The E-mini S&P 500 futures reversed up last week on its weekly chart, but the candlestick had a bear body. That is a weak buy signal bar for this week. In addition, it was the third consecutive bear bar and its high is at the top of a four-month range within a 22-month range. That is not a strong context for a big rally (See chart).

Emini S&P500 weekly candlestick chart with bull flag

I have been saying since June that there would probably be a new all-time high in September or October. Because of the nested trading ranges, it might take longer.

The past two months now have a lower high double top and a higher low double bottom. Traders now will wonder if there will be one more lower high over the next week or two, which would convert the two-month range into a triangle.

Because the current trading range is also a bull channel after the 2019 strong rally, traders still expect higher prices.
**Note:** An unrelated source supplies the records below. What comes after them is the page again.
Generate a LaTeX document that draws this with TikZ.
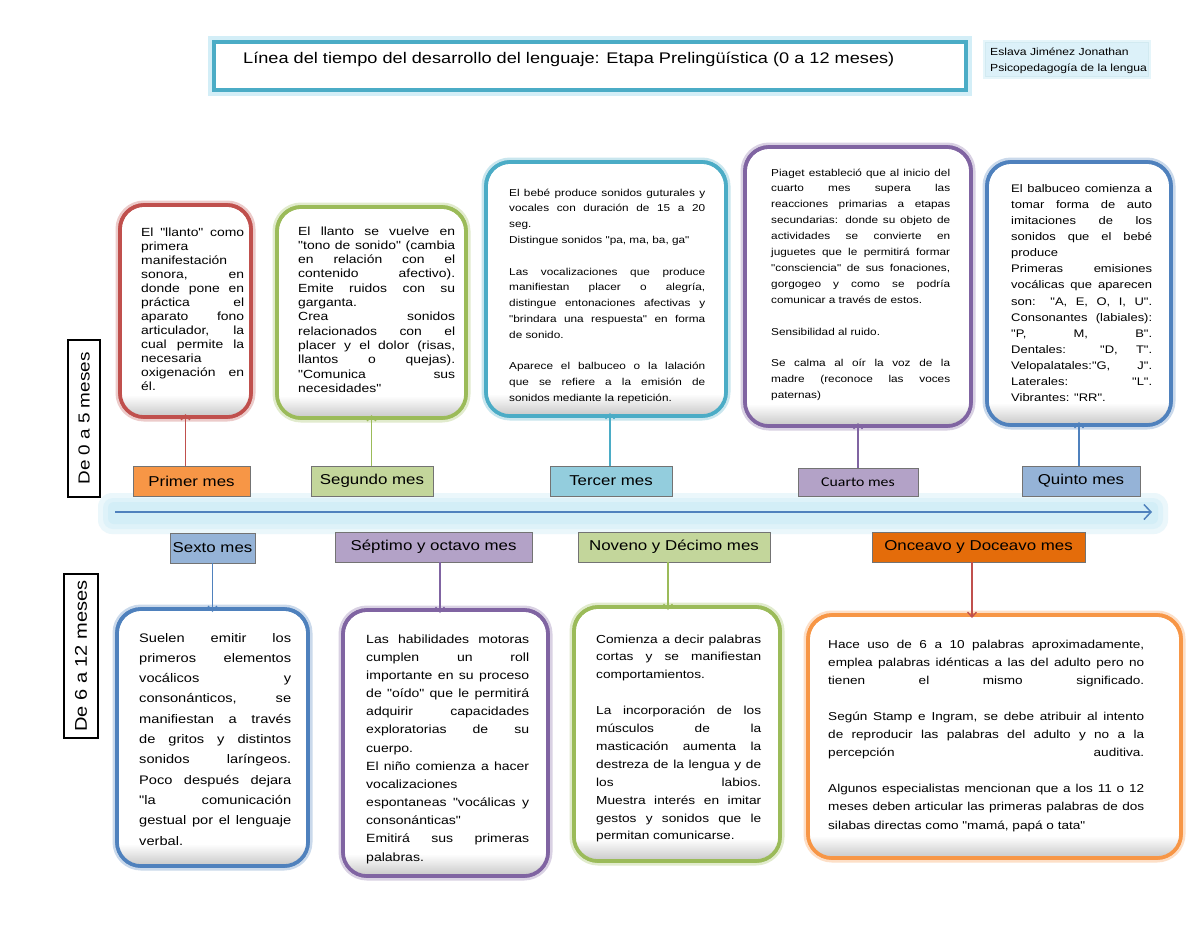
\documentclass[tikz,border=0pt]{standalone}
\usepackage{fontspec}
\setmainfont{Liberation Sans}[FakeStretch=1.18, Ligatures=TeXOff]
\newfontfamily\calfont{Carlito}[FakeStretch=1.18, Ligatures=TeXOff]
\usetikzlibrary{arrows.meta}
\setlength{\parindent}{0pt}
\tolerance=10000 \hbadness=10000 \hyphenpenalty=10000 \exhyphenpenalty=10000
\newcommand{\JL}{\linebreak}
\newcommand{\JUST}{\leftskip=0pt\relax\rightskip=0pt\relax\parfillskip=0pt plus 1fil\relax
  \spaceskip=\fontdimen2\font plus 3\fontdimen2\font minus .1\fontdimen2\font\relax}
\newcommand{\TB}[2]{\parbox[t]{#1}{\JUST #2}}
\newcommand{\fs}[2]{\fontsize{#1}{#2}\selectfont}
\newcommand{\inshadow}[2]{%
  \begin{scope}
    \clip[rounded corners=24pt] (#1.south west) rectangle (#1.north east);
    \shade[top color=white, bottom color=black!22] (#1.south west) rectangle ([yshift=22pt]#1.south east);
  \end{scope}
  \draw[#2, line width=3.6pt, rounded corners=24pt] (#1.south west) rectangle (#1.north east);}
\definecolor{cRed}{HTML}{C0504D}
\definecolor{cGreen}{HTML}{9BBB59}
\definecolor{cTeal}{HTML}{4BACC6}
\definecolor{cPurple}{HTML}{8064A2}
\definecolor{cBlue}{HTML}{4F81BD}
\definecolor{cOrange}{HTML}{F79646}
\definecolor{fOrange}{HTML}{F79646}
\definecolor{fGreen}{HTML}{C3D69B}
\definecolor{fTeal}{HTML}{93CDDD}
\definecolor{fPurple}{HTML}{B3A2C7}
\definecolor{fBlue}{HTML}{95B3D7}
\definecolor{fDark}{HTML}{E46C0A}
\definecolor{glowC}{HTML}{D3EEF7}
\begin{document}
\begin{tikzpicture}[x=1pt,y=-1pt,
  bigbox/.style={draw=#1, line width=3.6pt, rounded corners=24pt, fill=white,
    preaction={draw=#1!30, line width=9pt}, inner sep=0pt, outer sep=0pt},
  txt/.style={inner sep=0pt, anchor=base west, text=black},
  lbl/.style={draw=black!55, line width=0.8pt, fill=#1, inner sep=0pt,
    minimum height=30pt, font=\fs{14.3}{16}},
  conn/.style={draw=#1, line width=1.3pt, -{Straight Barb[length=5pt,width=9pt]}},
  vlab/.style={draw=black, line width=1.8pt, fill=white, inner sep=0pt}
]
\useasboundingbox (0,0) rectangle (1200,927);
\fill[white] (0,0) rectangle (1200,927);

% ---------- title ----------
\node[draw=cTeal, line width=4.5pt, fill=white, preaction={draw=glowC, line width=12pt},
  minimum width=752pt, minimum height=48pt, inner sep=0pt] (title) at (590,66) {};
\node[inner sep=0pt, anchor=base west, font=\fs{15.4}{18}] (titletxt) at (243,63)
  {Línea del tiempo del desarrollo del lenguaje: Etapa Prelingüística (0 a 12 meses)};

% ---------- author ----------
\node[draw=cTeal!25, line width=0.6pt, fill=glowC!80, preaction={draw=glowC!60, line width=5pt},
  minimum width=163pt, minimum height=34pt, inner sep=0pt] (author) at (1066.5,59) {};
\node[inner sep=0pt, anchor=base west, align=left, font=\fs{10.3}{16}] (authortxt) at (990,71)
  {Eslava Jiménez Jonathan\\Psicopedagogía de la lengua};

% ---------- vertical labels ----------
\node[vlab, minimum width=32pt, minimum height=157pt] (v1) at (84,418.5) {};
\node[rotate=90, inner sep=0pt, font=\fs{16}{18}] (v1t) at (v1.center) {De 0 a 5 meses};
\node[vlab, minimum width=34pt, minimum height=164pt] (v2) at (81,656) {};
\node[rotate=90, inner sep=0pt, font=\fs{17}{19}] (v2t) at (v2.center) {De 6 a 12 meses};

% ---------- timeline ----------
\fill[glowC!45, rounded corners=14pt] (98,493) rectangle (1168,534);
\fill[glowC!75, rounded corners=10pt] (103,498) rectangle (1163,529);
\fill[glowC, rounded corners=6pt] (108,502) rectangle (1158,524);
\coordinate (tl0) at (115,512);
\coordinate (tl1) at (1152,512);
\draw[cBlue, line width=1.5pt, -{Straight Barb[length=7pt,width=15pt]}] (tl0) -- (tl1);

% ---------- top boxes ----------
\node[bigbox=cRed, minimum width=131pt, minimum height=212pt] (b1) at (185.5,311) {};
\node[bigbox=cGreen, minimum width=189pt, minimum height=211pt] (b2) at (371.5,312.5) {};
\node[bigbox=cTeal, minimum width=240pt, minimum height=254pt] (b3) at (606,289) {};
\node[bigbox=cPurple, minimum width=226pt, minimum height=279pt] (b4) at (858,286.5) {};
\node[bigbox=cBlue, minimum width=184pt, minimum height=263pt] (b5) at (1079,293.5) {};
\inshadow{b1}{cRed}
\inshadow{b2}{cGreen}
\inshadow{b3}{cTeal}
\inshadow{b4}{cPurple}
\inshadow{b5}{cBlue}

\node[txt, font=\fs{11.8}{14}] (t1) at (141,236) {\TB{103pt}
{El "llanto" como\JL primera\JL manifestación\JL sonora, en\JL donde pone en\JL práctica el\JL aparato fono\JL articulador, la\JL cual permite la\JL necesaria\JL oxigenación en\JL él.}};

\node[txt, font=\fs{11.8}{14.3}] (t2) at (298,235) {\TB{157pt}
{El llanto se vuelve en\JL "tono de sonido" (cambia\JL en relación con el\JL contenido afectivo).\JL Emite ruidos con su\JL garganta.\\ Crea sonidos\JL relacionados con el\JL placer y el dolor (risas,\JL llantos o quejas).\JL "Comunica sus\JL necesidades"}};

\node[txt, font=\fs{10}{15.8}] (t3) at (509,196) {\TB{196pt}
{El bebé produce sonidos guturales y\JL vocales con duración de 15 a 20\JL seg.\\ Distingue sonidos "pa, ma, ba, ga"\\[15.8pt] Las vocalizaciones que produce\JL manifiestan placer o alegría,\JL distingue entonaciones afectivas y\JL "brindara una respuesta" en forma\JL de sonido.\\[15.8pt] Aparece el balbuceo o la lalación\JL que se refiere a la emisión de\JL sonidos mediante la repetición.}};

\node[txt, font=\fs{10}{15.9}] (t4) at (771,176) {\TB{179pt}
{Piaget estableció que al inicio del\JL cuarto mes supera las\JL reacciones primarias a etapas\JL secundarias: donde su objeto de\JL actividades se convierte en\JL juguetes que le permitirá formar\JL "consciencia" de sus fonaciones,\JL gorgogeo y como se podría\JL comunicar a través de estos.\\[15.9pt] Sensibilidad al ruido.\\[15.9pt] Se calma al oír la voz de la\JL madre (reconoce las voces\JL paternas)}};

\node[txt, font=\fs{11}{16.15}] (t5) at (1011,192) {\TB{141pt}
{El balbuceo comienza a\JL tomar forma de auto\JL imitaciones de los\JL sonidos que el bebé\JL produce\\ Primeras emisiones\JL vocálicas que aparecen\JL son: "A, E, O, I, U".\JL Consonantes (labiales):\JL "P, M, B".\JL Dentales: "D, T".\JL Velopalatales:"G, J".\JL Laterales: "L".\JL Vibrantes: "RR".}};

% ---------- top labels ----------
\node[lbl=fOrange, minimum width=117pt] (l1) at (191.5,481) {Primer mes};
\node[lbl=fGreen, minimum width=122pt] (l2) at (372,481) {Segundo mes};
\node[lbl=fTeal, minimum width=122pt] (l3) at (611,481) {Tercer mes};
\node[lbl=fPurple, minimum width=120pt, minimum height=28pt, font=\calfont\fs{13.4}{15}] (l4) at (858,482) {Cuarto mes};
\node[lbl=fBlue, minimum width=118pt] (l5) at (1081,481) {Quinto mes};

\draw[conn=cRed] (b1.south |- l1.north) -- ([yshift=3pt]b1.south);
\draw[conn=cGreen] (b2.south |- l2.north) -- ([yshift=3pt]b2.south);
\draw[conn=cTeal] ([xshift=4pt]b3.south |- l3.north) -- ([xshift=4pt,yshift=3pt]b3.south);
\draw[conn=cPurple] (b4.south |- l4.north) -- ([yshift=3pt]b4.south);
\draw[conn=cBlue] (b5.south |- l5.north) -- ([yshift=3pt]b5.south);

% ---------- bottom labels ----------
\node[lbl=fBlue, minimum width=85pt] (l6) at (212.5,548) {Sexto mes};
\node[lbl=fPurple, minimum width=197pt] (l7) at (433.5,547) {Séptimo y octavo mes};
\node[lbl=fGreen, minimum width=192pt] (l8) at (674,547) {Noveno y Décimo mes};
\node[lbl=fDark, minimum width=213pt] (l9) at (978.5,547) {Onceavo y Doceavo mes};

% ---------- bottom boxes ----------
\node[bigbox=cBlue, minimum width=191pt, minimum height=257pt] (b6) at (212.5,737.5) {};
\node[bigbox=cPurple, minimum width=205pt, minimum height=266pt] (b7) at (445.5,743) {};
\node[bigbox=cGreen, minimum width=206pt, minimum height=254pt] (b8) at (677,734) {};
\node[bigbox=cOrange, minimum width=373pt, minimum height=243pt] (b9) at (994.5,736.5) {};
\inshadow{b6}{cBlue}
\inshadow{b7}{cPurple}
\inshadow{b8}{cGreen}
\inshadow{b9}{cOrange}

\draw[conn=cBlue] (l6.south) -- ([yshift=-3pt]l6.south |- b6.north);
\draw[conn=cPurple] ([xshift=6.5pt]l7.south) -- ([xshift=6.5pt,yshift=-3pt]l7.south |- b7.north);
\draw[conn=cGreen] ([xshift=-6pt]l8.south) -- ([xshift=-6pt,yshift=-3pt]l8.south |- b8.north);
\draw[conn=cRed] ([xshift=-6.5pt]l9.south) -- ([xshift=-6.5pt,yshift=-3pt]l9.south |- b9.north);

\node[txt, font=\fs{12.4}{20.3}] (t6) at (139,642) {\TB{152pt}
{Suelen emitir los\JL primeros elementos\JL vocálicos y\JL consonánticos, se\JL manifiestan a través\JL de gritos y distintos\JL sonidos laríngeos.\JL Poco después dejara\JL "la comunicación\JL gestual por el lenguaje\JL verbal.}};

\node[txt, font=\fs{11.9}{18.17}] (t7) at (366,643) {\TB{163pt}
{Las habilidades motoras\JL cumplen un roll\JL importante en su proceso\JL de "oído" que le permitirá\JL adquirir capacidades\JL exploratorias de su\JL cuerpo.\\ El niño comienza a hacer\JL vocalizaciones\\ espontaneas "vocálicas y\JL consonánticas"\\ Emitirá sus primeras\JL palabras.}};

\node[txt, font=\fs{11.6}{17.9}] (t8) at (596,643) {\TB{165pt}
{Comienza a decir palabras\JL cortas y se manifiestan\JL comportamientos.\\[17.9pt] La incorporación de los\JL músculos de la\JL masticación aumenta la\JL destreza de la lengua y de\JL los labios.\JL Muestra interés en imitar\JL gestos y sonidos que le\JL permitan comunicarse.}};

\node[txt, font=\fs{11.5}{18.1}] (t9) at (828,648) {\TB{316pt}
{Hace uso de 6 a 10 palabras aproximadamente,\JL emplea palabras idénticas a las del adulto pero no\JL tienen el mismo significado.\vspace{18.1pt}\JL Según Stamp e Ingram, se debe atribuir al intento\JL de reproducir las palabras del adulto y no a la\JL percepción auditiva.\vspace{18.1pt}\JL Algunos especialistas mencionan que a los 11 o 12\JL meses deben articular las primeras palabras de dos\JL silabas directas como "mamá, papá o tata"}};
\end{tikzpicture}
\end{document}
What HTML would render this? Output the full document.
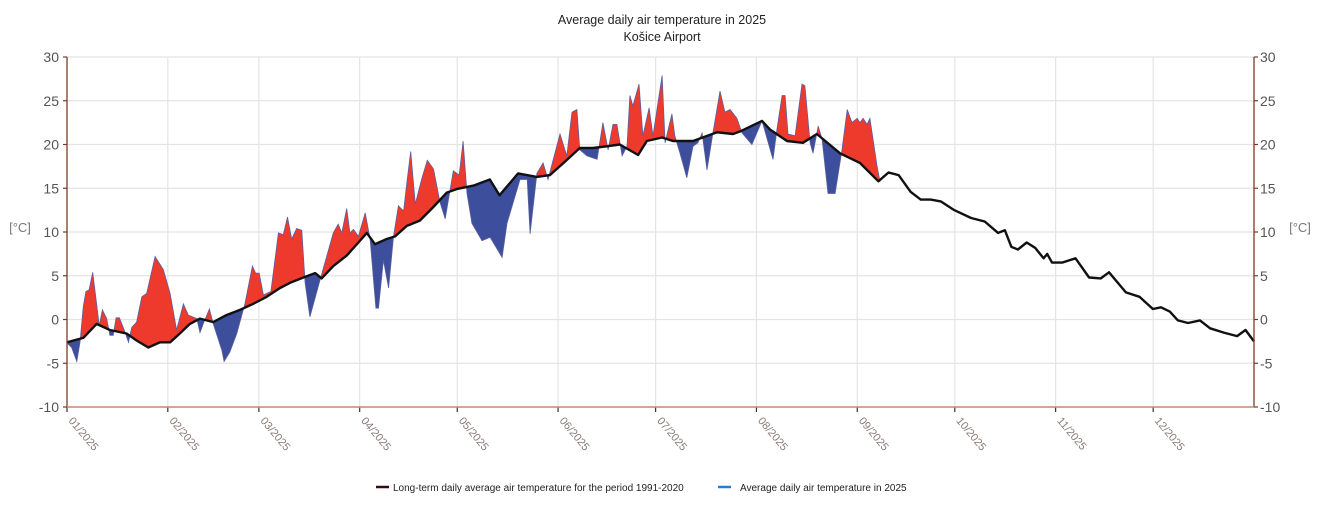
<!DOCTYPE html>
<html><head><meta charset="utf-8">
<style>
html,body{margin:0;padding:0;background:#fff;}
svg{display:block;font-family:"Liberation Sans",sans-serif;}
</style></head>
<body>
<svg id="chart" width="1325" height="505" viewBox="0 0 1325 505" xmlns="http://www.w3.org/2000/svg">
<text x="662" y="24" text-anchor="middle" font-size="12.5" fill="#222">Average daily air temperature in 2025</text>
<text x="662" y="41" text-anchor="middle" font-size="12.5" fill="#222">Košice Airport</text>
<g id="grid"></g>
<g id="areas"></g>
<g id="axes"></g>
<text x="20" y="232" text-anchor="middle" font-size="13" fill="#777">[°C]</text>
<text x="1300" y="232" text-anchor="middle" font-size="13" fill="#777">[°C]</text>
<g>
<g>
<line x1="376" y1="487" x2="389" y2="487" stroke="#3a0a0a" stroke-width="2.5"/>
<text x="393" y="491" font-size="10" fill="#222">Long-term daily average air temperature for the period 1991-2020</text>
</g>
<g>
<line x1="718" y1="487" x2="731" y2="487" stroke="#2a7ad0" stroke-width="2.5"/>
<text x="740" y="491" font-size="10" fill="#222">Average daily air temperature in 2025</text>
</g>
</g>
</svg>
<script>
const monthLabels=["01/2025","02/2025","03/2025","04/2025","05/2025","06/2025","07/2025","08/2025","09/2025","10/2025","11/2025","12/2025"];
const monthStartDays=[0,31,59,90,120,151,181,212,243,273,304,334];
const yTicks=[-10,-5,0,5,10,15,20,25,30];
const normalDays=[0,5,9.1,13.2,18.3,21.4,25,28.6,31.7,34.7,37.8,40.9,45,49,53.2,57.3,61.4,65.5,68.6,72.7,76.3,78.3,81.9,86,89.6,92.2,94.7,98.3,100.9,104.5,108.5,112.5,116.8,119.8,125,130,133,138.7,144.5,148.5,153,157.7,161.7,166,170,175.6,178.3,183,186.3,192.5,199.9,204.8,207,213.7,216.2,221.4,226.3,230.6,237.7,243.8,249.5,252.6,255.7,259.4,262.5,265.6,268.7,272.8,278,282.2,286.3,288.4,290.4,292.4,295.1,297.7,300.3,301.4,302.9,306,310.1,314.3,317.9,320.4,325.6,329.8,333.9,336.4,339.1,341.6,344.7,348.4,351.5,355.7,359.8,362.4,365];
const normalTemps=[-2.6,-2.1,-0.5,-1.2,-1.6,-2.4,-3.2,-2.6,-2.6,-1.6,-0.5,0.1,-0.3,0.5,1.1,1.8,2.6,3.6,4.2,4.8,5.3,4.7,6.1,7.3,8.8,9.9,8.6,9.2,9.5,10.7,11.3,12.8,14.5,14.9,15.3,16,14.2,16.7,16.3,16.5,18,19.6,19.6,19.8,20,18.8,20.4,20.8,20.4,20.4,21.4,21.2,21.5,22.7,21.7,20.4,20.2,21.2,19,17.9,15.8,16.8,16.5,14.6,13.7,13.7,13.5,12.5,11.6,11.2,9.9,10.2,8.3,8,8.8,8.2,7,7.5,6.5,6.5,7,4.8,4.7,5.4,3.1,2.6,1.2,1.4,0.9,-0.1,-0.4,-0.1,-1,-1.5,-1.9,-1.2,-2.5];
const actualDays=[0.3,1.4,3,4,5,5.8,6.8,7.9,9.1,9.9,10.9,12.2,13.2,14.2,15.1,16.1,17.8,18.9,19.9,21.4,23,24.5,27.1,29.6,31.7,33.7,35.8,37.3,39.9,40.9,42.1,43.8,45,47.6,48.3,50.1,52.2,54.7,57,58,59.1,60.4,62.7,65,66.5,67.8,69.1,70.6,72.2,73.2,74.7,77.8,81.9,83.4,84.5,86,87,88.1,89.6,91.7,93.2,95,95.8,97.3,98.9,100.4,101.9,103.5,104.5,105.7,107.1,109.1,110.8,112.7,114.7,116.3,118.8,120.6,121.8,123,124.5,127.6,130.1,133.8,135.3,139.3,141.5,142.4,144.5,146.4,147.9,151.6,153.7,155.3,156.8,157.7,159.9,163,164.8,166.4,167.9,169.1,170.7,172.2,173.1,174,175.9,177.1,179,180.2,183,183.9,186,186.9,188.5,190.6,192.5,194,195.3,196.8,198.6,200.8,202.3,203.9,206,207.6,210.6,213.7,217.1,218.3,219.9,220.8,221.7,223.9,226,226.9,228.5,229.4,231,232.2,234,236.2,238.3,239.9,241.4,243,243.8,244.8,246,246.9,249.1,250];
const actualTemps=[-2.8,-3.2,-4.8,-2.6,1.5,3.2,3.4,5.4,1.8,-0.7,1.1,0.1,-1.8,-1.8,0.2,0.2,-1.4,-2.6,-0.9,-0.3,2.6,3,7.2,5.7,3,-1.2,1.8,0.5,0.1,-1.5,-0.3,1.2,-0.5,-3.5,-4.8,-3.7,-1.6,1.8,6.1,5.3,5.3,2.8,3.2,9.9,9.7,11.7,9.2,10.4,10.2,4.2,0.3,4.5,9.9,10.9,9.9,12.7,9.9,10.3,9.5,12.2,9.2,1.3,1.3,6.8,3.6,9.5,13,12.4,15.6,19.2,13.2,16.1,18.2,17.2,13.4,11.5,17,16.5,20.4,14.4,11,9,9.4,7.1,11,16,16,9.8,16.7,17.9,16,21.2,18.7,23.7,24,19.4,18.7,18.3,22.5,19.4,22.3,22.3,18.7,19.8,25.6,24.4,26.9,21,24.2,21,27.9,20.2,23.5,21,19,16.2,19.8,20.2,21.3,17.1,21.3,26.1,23.7,24,23,21.3,20,22.7,18.3,21.7,25.6,25.6,21.2,21,26.9,26.7,20.2,19,22.1,20.6,14.4,14.4,19.4,24,22.5,23,22.5,23,22.3,23,17.5,15.8];

const NS="http://www.w3.org/2000/svg";
const X0=67,X1=1254,Y0=57,Y1=407;
const xS=d=>X0+d*(X1-X0)/365;
const yS=v=>Y0+(30-v)*(Y1-Y0)/40;
function mk(tag,attrs,parent){const e=document.createElementNS(NS,tag);for(const k in attrs)e.setAttribute(k,attrs[k]);parent.appendChild(e);return e;}
const grid=document.getElementById('grid'),axes=document.getElementById('axes'),areas=document.getElementById('areas'),svg=document.getElementById('chart');

yTicks.forEach(v=>{
  const g=mk('line',{x1:X0,x2:X1,y1:yS(v),y2:yS(v),stroke:'#e4e4e4','stroke-width':1.2},grid);
  
  
  const tl=mk('text',{x:X0-8,y:yS(v)+5,'text-anchor':'end','font-size':14,fill:'#555'},axes);
  tl.textContent=v;
  
  
  const tr=mk('text',{x:X1+6,y:yS(v)+5,'text-anchor':'start','font-size':14,fill:'#555'},axes);
  tr.textContent=v;
  
  
  mk('line',{x1:X0-4,x2:X0,y1:yS(v),y2:yS(v),stroke:'#7a3b25','stroke-width':1.2},axes);
  mk('line',{x1:X1,x2:X1+4,y1:yS(v),y2:yS(v),stroke:'#7a3b25','stroke-width':1.2},axes);
});
monthStartDays.forEach((d,i)=>{
  const x=xS(d);
  if(i>0){const g=mk('line',{x1:x,x2:x,y1:Y0,y2:Y1,stroke:'#e4e4e4','stroke-width':1.2},grid);
  
  }
  mk('line',{x1:x,x2:x,y1:Y1,y2:Y1+5,stroke:'#333','stroke-width':1.2},axes);
  const t=mk('text',{x:x+1,y:Y1+14,'font-size':11,fill:'#8a7a74',transform:`rotate(50 ${x+1} ${Y1+14})`},axes);
  t.textContent=monthLabels[i];
  
  
});

const normPts=normalDays.map((d,i)=>[xS(d),yS(normalTemps[i])]);
const actPts=actualDays.map((d,i)=>[xS(d),yS(actualTemps[i])]);
const lastD=actualDays[actualDays.length-1];
const normPart=normPts.filter((p,i)=>normalDays[i]<=lastD);
const ptsStr=a=>a.map(p=>p[0].toFixed(1)+','+p[1].toFixed(1)).join(' ');
const poly=ptsStr(actPts)+' '+ptsStr(normPart.slice().reverse());
const defs=mk('defs',{},svg);
const cA=mk('clipPath',{id:'above'},defs);
mk('polygon',{points:ptsStr(normPts)+` ${xS(365)},0 ${xS(0)},0`},cA);
const cB=mk('clipPath',{id:'below'},defs);
mk('polygon',{points:ptsStr(normPts)+` ${xS(365)},505 ${xS(0)},505`},cB);
const red=mk('polygon',{points:poly,fill:'#ee3a2c','clip-path':'url(#above)'},areas);


const blue=mk('polygon',{points:poly,fill:'#3d4e9c','clip-path':'url(#below)'},areas);


const al=mk('polyline',{points:ptsStr(actPts),fill:'none',stroke:'#5a5fa0','stroke-width':0.8},areas);


const nl=mk('polyline',{points:ptsStr(normPts),fill:'none',stroke:'#111','stroke-width':2.4,'stroke-linejoin':'round'},areas);



const la=mk('line',{x1:X0,x2:X0,y1:Y0,y2:Y1,stroke:'#7a3b25','stroke-width':1.3},axes);


const ra=mk('line',{x1:X1,x2:X1,y1:Y0,y2:Y1,stroke:'#7a3b25','stroke-width':1.3},axes);


const xa=mk('line',{x1:X0,x2:X1,y1:Y1,y2:Y1,stroke:'#c98a70','stroke-width':1.5},axes);


</script>
</body></html>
But unless the bulls get several consecutive bull bars, the upside breakout will probably not get very far.

The bears see the September lower high as the right shoulder of a Head & Shoulders top. The May lower high is the left shoulder. They hope for a break below the four-month range and then a measured move down to around the Christmas low.

When there is a strong sell signal bar, the bears have a 40% chance of a swing down. However, the sell signal bar three weeks ago was a doji, not a bear bar closing on its low. Also, the entry bar two weeks ago had a small body. Last week was the follow-through bar. While it had a bear body, it closed above its midpoint. It is therefore a reversal bar and a buy signal bar for next week.

As a result of these factors, the bears currently have only a 30% chance of a swing down. Their odds will go up if they can suddenly get one or two big bear bars closing near their lows. Without that, the odds favor a bull breakout. But there might be more sideways trading first.

Strong reversal up from bear trap

The E-mini S&P 500 futures sold off with two big bear bars this past week on the daily chart (see below). However, it also reversed up sharply. Both bull bars had big bodies and closed near their highs.

Emini S&P500 daily candlestick chart with bear trap and sell climax

The selloff was therefore a bear trap. A trap typically has at least two legs up. In addition, the reversal usually tests the top of the sell climax, which is the Oct. 1 high of 2994.00. Consequently, the odds favor higher prices over the next week or two. Also, traders expect the first reversal down to last only one to three days. They will buy the pullback. Until then, most bears will not sell until they see at least a micro double top.

Since the weekly and monthly charts are in bull trends, the odds favor higher prices. Remember, on the daily chart, at least a small second leg sideways to up is likely after the bear trap. But with the bull trends on the weekly and monthly charts, the E-mini will probably make a new all-time high within a couple months.

Ledge top was support

Traders might remember that on Sept. 3, there was a 70% chance of a break above the 2946.00 ledge top. Also, there was a 70% chance of a pullback after that breakout to below the top of that ledge. I expected the pullback within a few weeks. It came last week.

Friday closed on its high and back above the top of the August ledge. The E-mini did what it typically does after a wedge top. It breaks out and then pulls back below the top of the ledge. Traders then look for the next pattern.

Because of the bear trap, the odds favor higher prices. But the daily chart has been sideways for four months. It might continue sideways for many more weeks before the bulls get their new high. It is important to understand that the new high is still likely within a month or two.

October begins bullish season

There is often a selloff in October. Extreme examples are the stock market crashes in 1929 and 1987. However, when there is a strong selloff in October, there is often a sharp reversal up, and it often lasts for many months. There is an adage, “Sell in May and go away.” What is unsaid is that you eventually look to buy again. Traders often look for a selloff in October to buy theoretically into the next May.

Is this folklore? There is some reality to it. This month’s reversal up is earlier than what is typical, but it is strong enough to be the likely bottom for at least the next month or two. It could last for many months.